The task
Give back, word for word, only the lines from the opening of the records through the one with "const mLeft = 97, mRight". Pictures stay out.

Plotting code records
BEGIN
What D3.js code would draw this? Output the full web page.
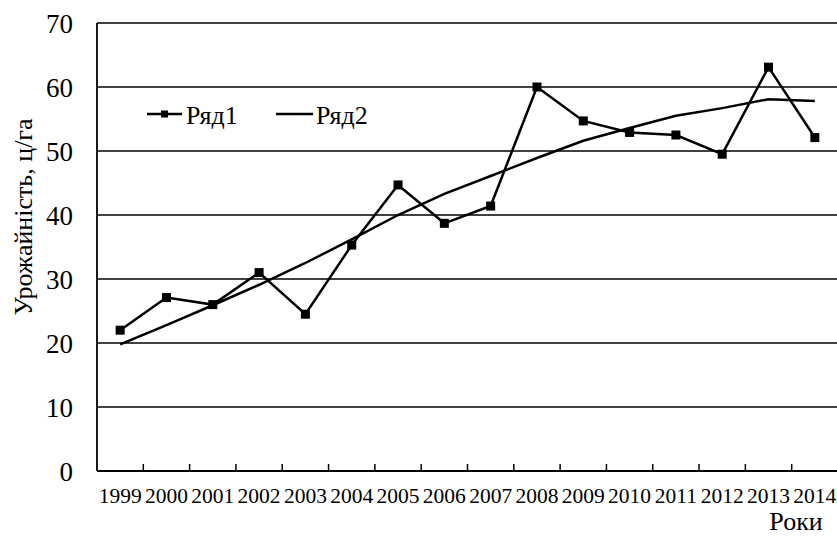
<!DOCTYPE html>
<html>
<head>
<meta charset="utf-8">
<script src="https://cdn.jsdelivr.net/npm/d3@7/dist/d3.min.js"></script>
<style>
  html, body { margin: 0; padding: 0; background: #fff; }
  svg { display: block; }
  svg text { font-family: 'Liberation Serif', 'DejaVu Serif', serif; }
</style>
</head>
<body>
<svg id="chart" width="837" height="536" font-family="Liberation Serif, DejaVu Serif, serif"></svg>
<script>
const years = ["1999","2000","2001","2002","2003","2004","2005","2006","2007","2008","2009","2010","2011","2012","2013","2014"];
const series1 = [22.0, 27.1, 26.0, 31.0, 24.5, 35.3, 44.7, 38.7, 41.4, 60.0, 54.7, 52.9, 52.5, 49.5, 63.1, 52.1];
const series2 = [19.8, 22.8, 25.9, 29.1, 32.5, 36.2, 40.0, 43.3, 46.1, 48.9, 51.6, 53.6, 55.5, 56.7, 58.1, 57.8];
const yTicks = [0, 10, 20, 30, 40, 50, 60, 70];
const seriesNames = ["Ряд1", "Ряд2"];
const yTitle = "Урожайність, ц/га";
const xTitle = "Роки";

const svg = d3.select("#chart");
const mLeft = 97, mRight = 838, mTop = 23, mBottom = 471;

const x = d3.scaleBand().domain(years).range([mLeft, mRight]).padding(0);
const y = d3.scaleLinear().domain([0, 70]).range([mBottom, mTop]);

// gridlines
svg.append("g").selectAll("line").data(yTicks.filter(d => d > 0)).join("line")
  .attr("x1", mLeft).attr("x2", 837)
  .attr("y1", d => y(d)).attr("y2", d => y(d))
  .attr("stroke", "#000").attr("stroke-width", 1.6);

// y axis line
svg.append("line").attr("x1", mLeft).attr("x2", mLeft).attr("y1", mTop).attr("y2", mBottom)
  .attr("stroke", "#000").attr("stroke-width", 1.8);
// x axis line
svg.append("line").attr("x1", mLeft).attr("x2", 837).attr("y1", mBottom).attr("y2", mBottom)
  .attr("stroke", "#000").attr("stroke-width", 1.8);

// x ticks (between categories, pointing up)
svg.append("g").selectAll("line").data(years.slice(1)).join("line")
  .attr("x1", d => x(d)).attr("x2", d => x(d))
  .attr("y1", mBottom).attr("y2", mBottom - 7)
  .attr("stroke", "#000").attr("stroke-width", 1.5);

// y tick labels
svg.append("g").selectAll("text").data(yTicks).join("text")
  .attr("x", 73).attr("y", d => y(d) + 9.5)
  .attr("text-anchor", "end")
  .attr("font-size", 27)
  .text(d => d);

// x tick labels
svg.append("g").selectAll("text").data(years).join("text")
  .attr("x", d => x(d) + x.bandwidth() / 2).attr("y", 503)
  .attr("text-anchor", "middle")
  .attr("font-size", 21.5)
  .text(d => d);

// axis titles
svg.append("text")
  .attr("transform", "translate(32," + 217 + ") rotate(-90)")
  .attr("text-anchor", "middle")
  .attr("font-size", 26)
  .text(yTitle);
svg.append("text")
  .attr("x", 796).attr("y", 530)
  .attr("text-anchor", "middle")
  .attr("font-size", 26)
  .text(xTitle);

const cx = d => x(d) + x.bandwidth() / 2;
const line = d3.line().x((d, i) => cx(years[i])).y(d => y(d));

// series 2 (trend)
svg.append("path").datum(series2)
  .attr("d", line).attr("fill", "none")
  .attr("stroke", "#000").attr("stroke-width", 2.5);

// series 1
svg.append("path").datum(series1)
  .attr("d", line).attr("fill", "none")
  .attr("stroke", "#000").attr("stroke-width", 2.5);
svg.append("g").selectAll("rect").data(series1).join("rect")
  .attr("x", (d, i) => cx(years[i]) - 4.5)
  .attr("y", d => y(d) - 4.5)
  .attr("width", 9).attr("height", 9)
  .attr("fill", "#000");

// legend
const leg = svg.append("g");
leg.append("line").attr("x1", 147).attr("x2", 182).attr("y1", 114).attr("y2", 114)
  .attr("stroke", "#000").attr("stroke-width", 2.5);
leg.append("rect").attr("x", 164.5 - 3.5).attr("y", 114 - 3.5).attr("width", 7).attr("height", 7).attr("fill", "#000");
leg.append("text").attr("x", 186).attr("y", 124).attr("font-size", 26).text(seriesNames[0]);
leg.append("line").attr("x1", 276).attr("x2", 313).attr("y1", 114).attr("y2", 114)
  .attr("stroke", "#000").attr("stroke-width", 2.5);
leg.append("text").attr("x", 316).attr("y", 124).attr("font-size", 26).text(seriesNames[1]);
</script>
</body>
</html>
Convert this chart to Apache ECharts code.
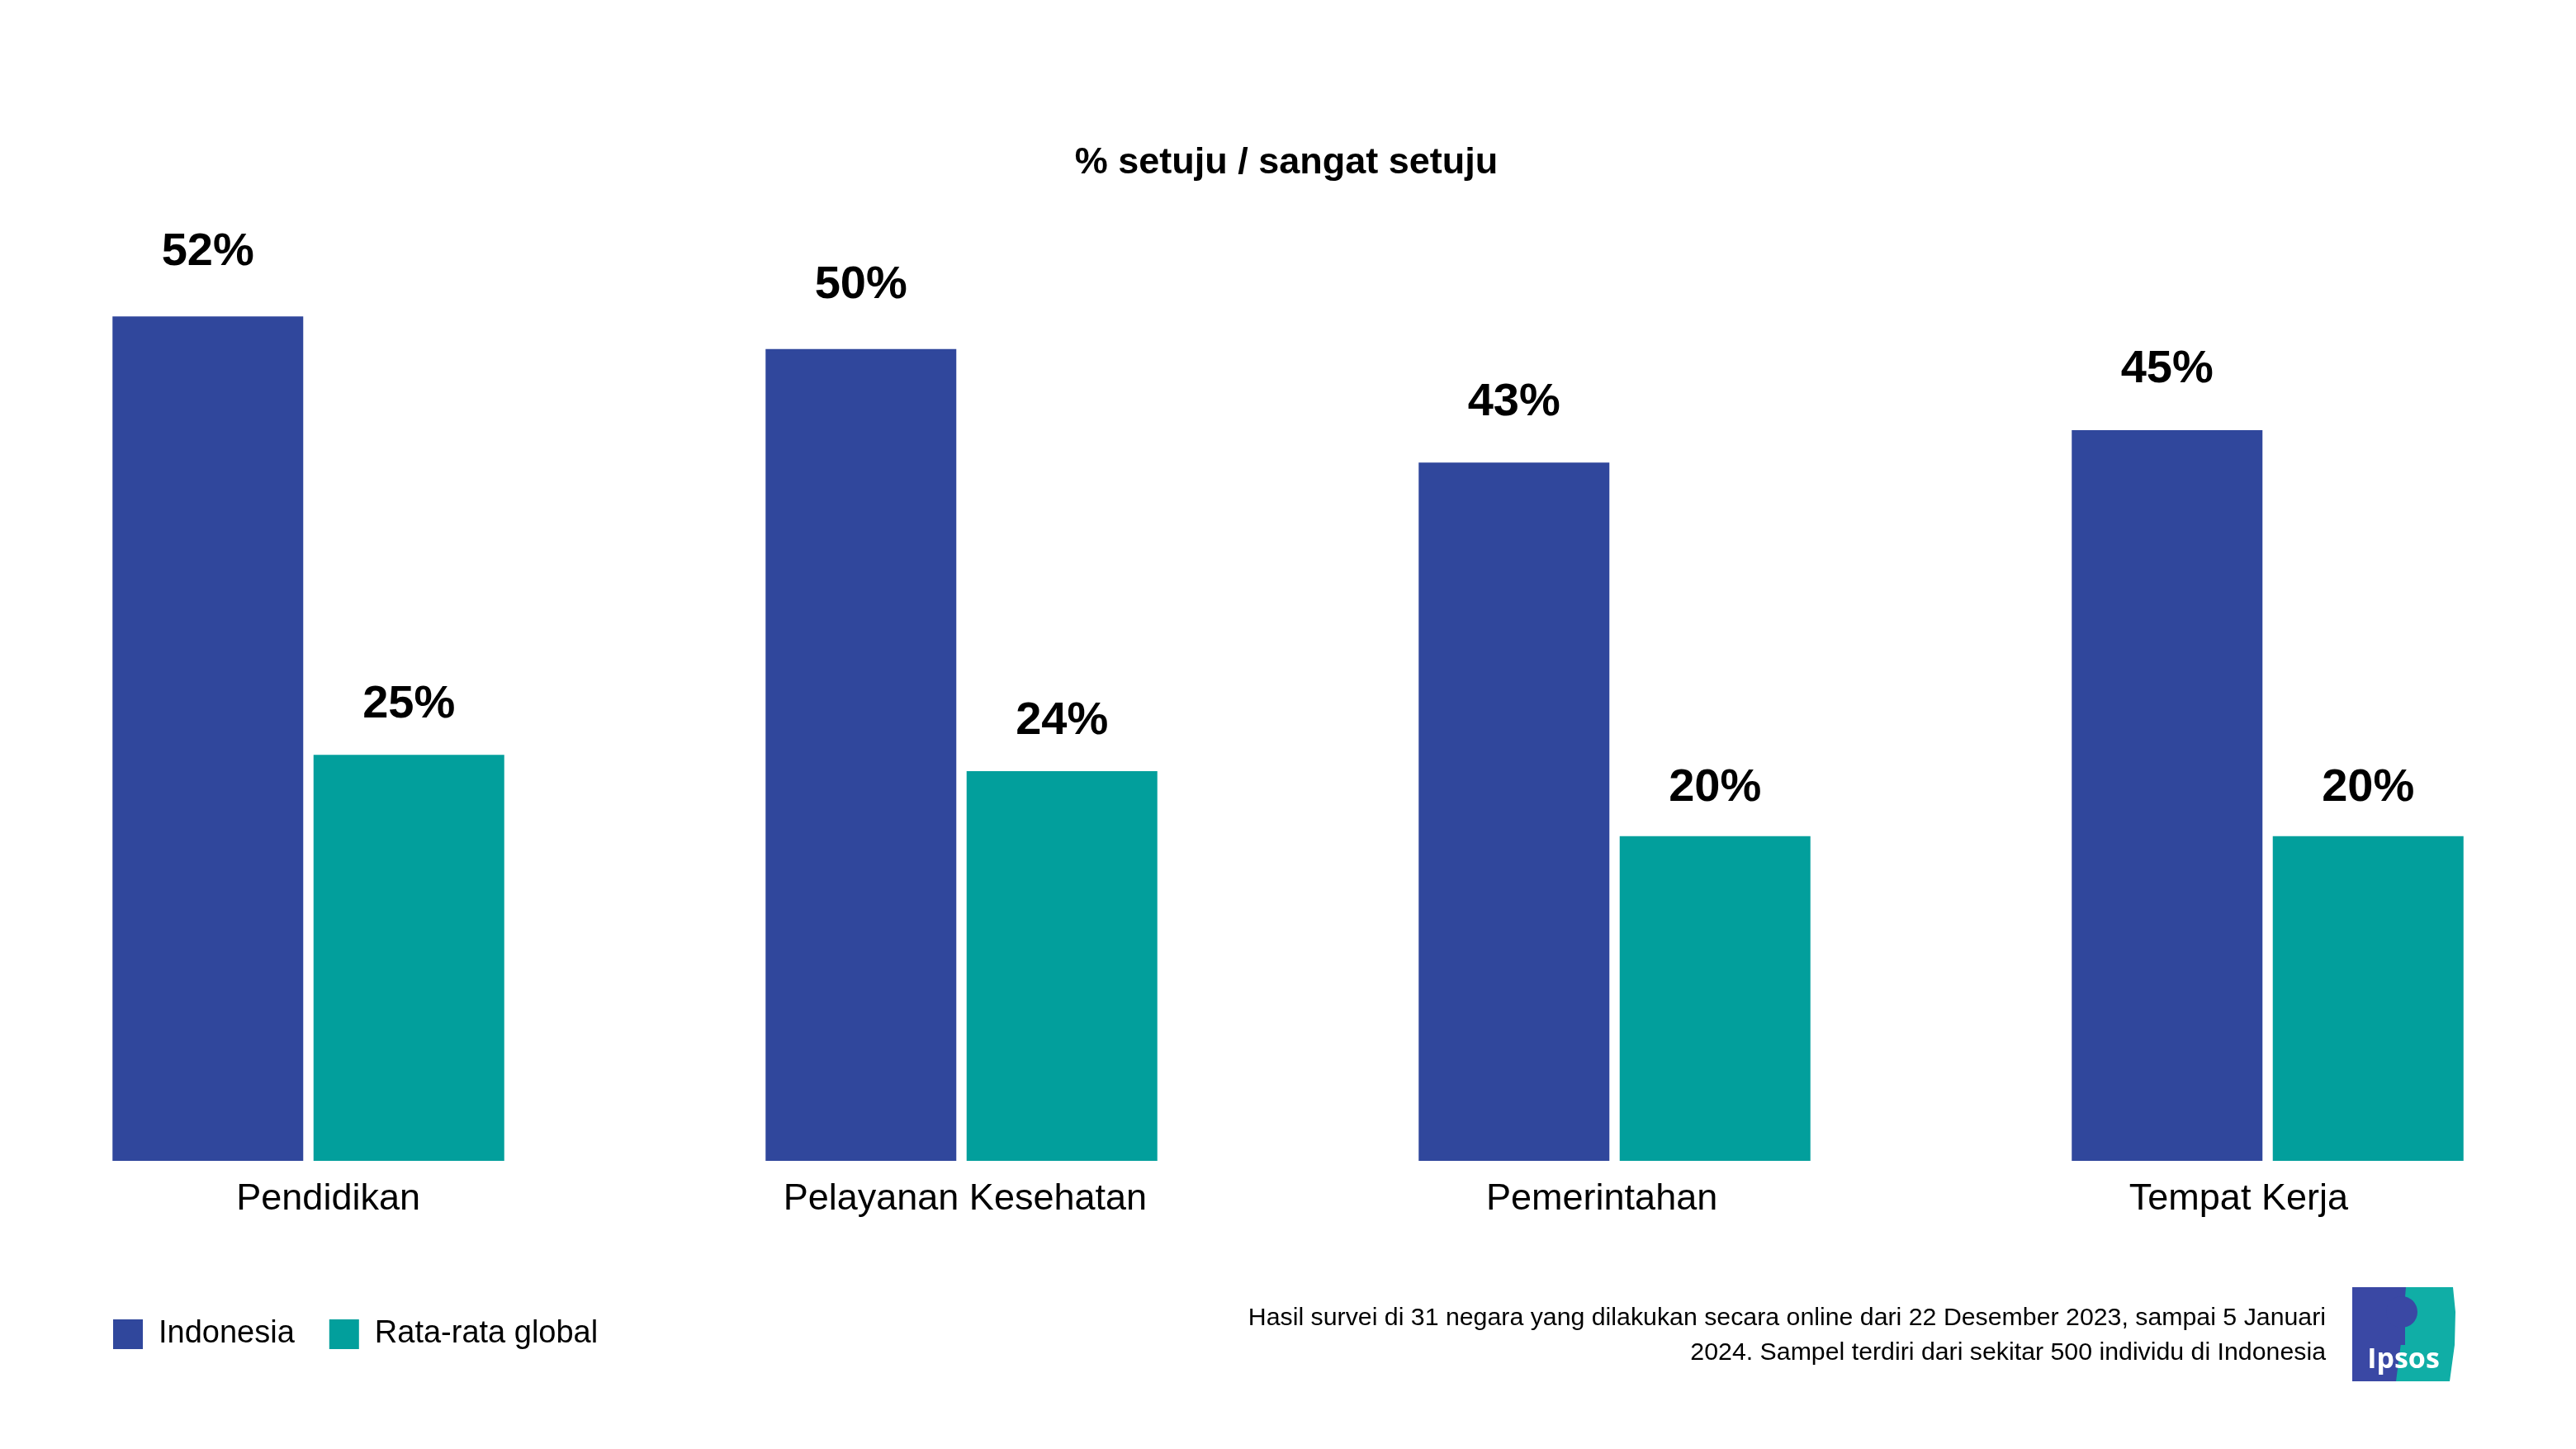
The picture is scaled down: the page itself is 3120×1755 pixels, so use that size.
<!DOCTYPE html>
<html>
<head>
<meta charset="utf-8">
<script src="https://cdn.jsdelivr.net/npm/echarts@6/dist/echarts.min.js"></script>
<style>
html,body{margin:0;padding:0;background:#fff;}
#chart{width:3120px;height:1755px;}
</style>
</head>
<body>
<div id="chart"></div>
<script>
const categories = ['Pendidikan', 'Pelayanan Kesehatan', 'Pemerintahan', 'Tempat Kerja'];
const indonesiaValues = [52, 50, 43, 45];
const globalValues = [25, 24, 20, 20];
const seriesNames = ['Indonesia', 'Rata-rata global'];
const titleText = '% setuju / sangat setuju';
const footnoteLines = [
  'Hasil survei di 31 negara yang dilakukan secara online dari 22 Desember 2023, sampai 5 Januari',
  '2024. Sampel terdiri dari sekitar 500 individu di Indonesia'
];

const BLUE = '#30479C';
const TEAL = '#029F9C';
const FONT = '"Liberation Sans", Arial, Helvetica, sans-serif';

const chart = echarts.init(document.getElementById('chart'), null, {renderer: 'canvas'});

const labelStyle = {
  show: true,
  position: 'top',
  distance: 44,
  formatter: '{c}%',
  fontFamily: FONT,
  fontWeight: 'bold',
  fontSize: 56,
  color: '#000'
};

// label gap above the bar grows slightly with bar height in the reference
function withLabelGap(values) {
  return values.map(v => ({value: v, label: {distance: 17.5 + 0.625 * v}}));
}

chart.setOption({
  backgroundColor: '#ffffff',
  animation: false,
  title: {
    text: titleText,
    left: 1553,
    top: 170,
    textAlign: 'center',
    textStyle: {fontFamily: FONT, fontWeight: 'bold', fontSize: 45, color: '#000'}
  },
  legend: {
    left: 132,
    top: 1592,
    itemWidth: 36,
    itemHeight: 36,
    itemGap: 42,
    icon: 'rect',
    data: seriesNames,
    textStyle: {fontFamily: FONT, fontSize: 38, color: '#000', padding: [0, 0, 0, 14]}
  },
  grid: [
    {left: -22, right: -22, top: 226, bottom: 349, containLabel: false, outerBoundsMode: 'none'},
    {left: 12, right: 23, top: 226, bottom: 349, containLabel: false, outerBoundsMode: 'none'}
  ],
  xAxis: [
    {
      type: 'category',
      gridIndex: 0,
      data: categories,
      axisLine: {show: false},
      axisTick: {show: false},
      axisLabel: {show: false}
    },
    {
      type: 'category',
      gridIndex: 1,
      data: categories,
      axisLine: {show: false},
      axisTick: {show: false},
      axisLabel: {fontFamily: FONT, fontSize: 45, color: '#000', margin: 24}
    }
  ],
  yAxis: [
    {type: 'value', gridIndex: 0, min: 0, max: 60, show: false, splitLine: {show: false}},
    {type: 'value', gridIndex: 1, min: 0, max: 60, show: false, splitLine: {show: false}}
  ],
  series: [
    {
      name: seriesNames[0],
      type: 'bar',
      xAxisIndex: 0,
      yAxisIndex: 0,
      data: withLabelGap(indonesiaValues),
      barWidth: 231,
      barGap: '5.4%',
      itemStyle: {color: BLUE},
      label: labelStyle
    },
    {
      name: seriesNames[1],
      type: 'bar',
      xAxisIndex: 0,
      yAxisIndex: 0,
      data: withLabelGap(globalValues),
      barWidth: 231,
      barGap: '5.4%',
      itemStyle: {color: TEAL},
      label: labelStyle
    }
  ],
  graphic: [
    {
      type: 'text',
      right: 3120 - 2817,
      top: 1582,
      style: {text: footnoteLines[0], fontFamily: FONT, fontSize: 30.3, fill: '#000'}
    },
    {
      type: 'text',
      right: 3120 - 2817,
      top: 1624,
      style: {text: footnoteLines[1], fontFamily: FONT, fontSize: 30.3, fill: '#000'}
    },
    {
      type: 'group',
      left: 2849,
      top: 1559,
      children: [
        {type: 'rect', shape: {x: 0, y: 0, width: 70, height: 114}, style: {fill: '#3A48A4'}},
        {type: 'polygon', shape: {points: [[65, 0], [122, 0], [125, 30], [124, 70], [118, 114], [53, 114], [60, 60]]}, style: {fill: '#10AEA6'}},
        {type: 'circle', shape: {cx: 60, cy: 30, r: 19}, style: {fill: '#3A48A4'}},
        {type: 'rect', shape: {x: 56, y: 45, width: 8, height: 25}, style: {fill: '#3A48A4'}},
        {type: 'text', style: {x: 62, y: 88, text: 'Ipsos', fontFamily: '"Open Sans", ' + FONT, fontWeight: 'bold', fontSize: 34, fill: '#fff', align: 'center', verticalAlign: 'middle'}}
      ]
    }
  ]
});
</script>
</body>
</html>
END
Response to the task
What D3.js code would draw this? Output the full web page.
<!DOCTYPE html>
<html>
<head>
<meta charset="utf-8">
<script src="https://cdn.jsdelivr.net/npm/d3@7/dist/d3.min.js"></script>
<style>
  html, body { margin: 0; padding: 0; background: #fff; }
  svg { display: block; }
  svg text { font-family: 'Liberation Serif', 'DejaVu Serif', serif; }
</style>
</head>
<body>
<svg id="chart" width="837" height="536" font-family="Liberation Serif, DejaVu Serif, serif"></svg>
<script>
const years = ["1999","2000","2001","2002","2003","2004","2005","2006","2007","2008","2009","2010","2011","2012","2013","2014"];
const series1 = [22.0, 27.1, 26.0, 31.0, 24.5, 35.3, 44.7, 38.7, 41.4, 60.0, 54.7, 52.9, 52.5, 49.5, 63.1, 52.1];
const series2 = [19.8, 22.8, 25.9, 29.1, 32.5, 36.2, 40.0, 43.3, 46.1, 48.9, 51.6, 53.6, 55.5, 56.7, 58.1, 57.8];
const yTicks = [0, 10, 20, 30, 40, 50, 60, 70];
const seriesNames = ["Ряд1", "Ряд2"];
const yTitle = "Урожайність, ц/га";
const xTitle = "Роки";

const svg = d3.select("#chart");
const mLeft = 97, mRight = 838, mTop = 23, mBottom = 471;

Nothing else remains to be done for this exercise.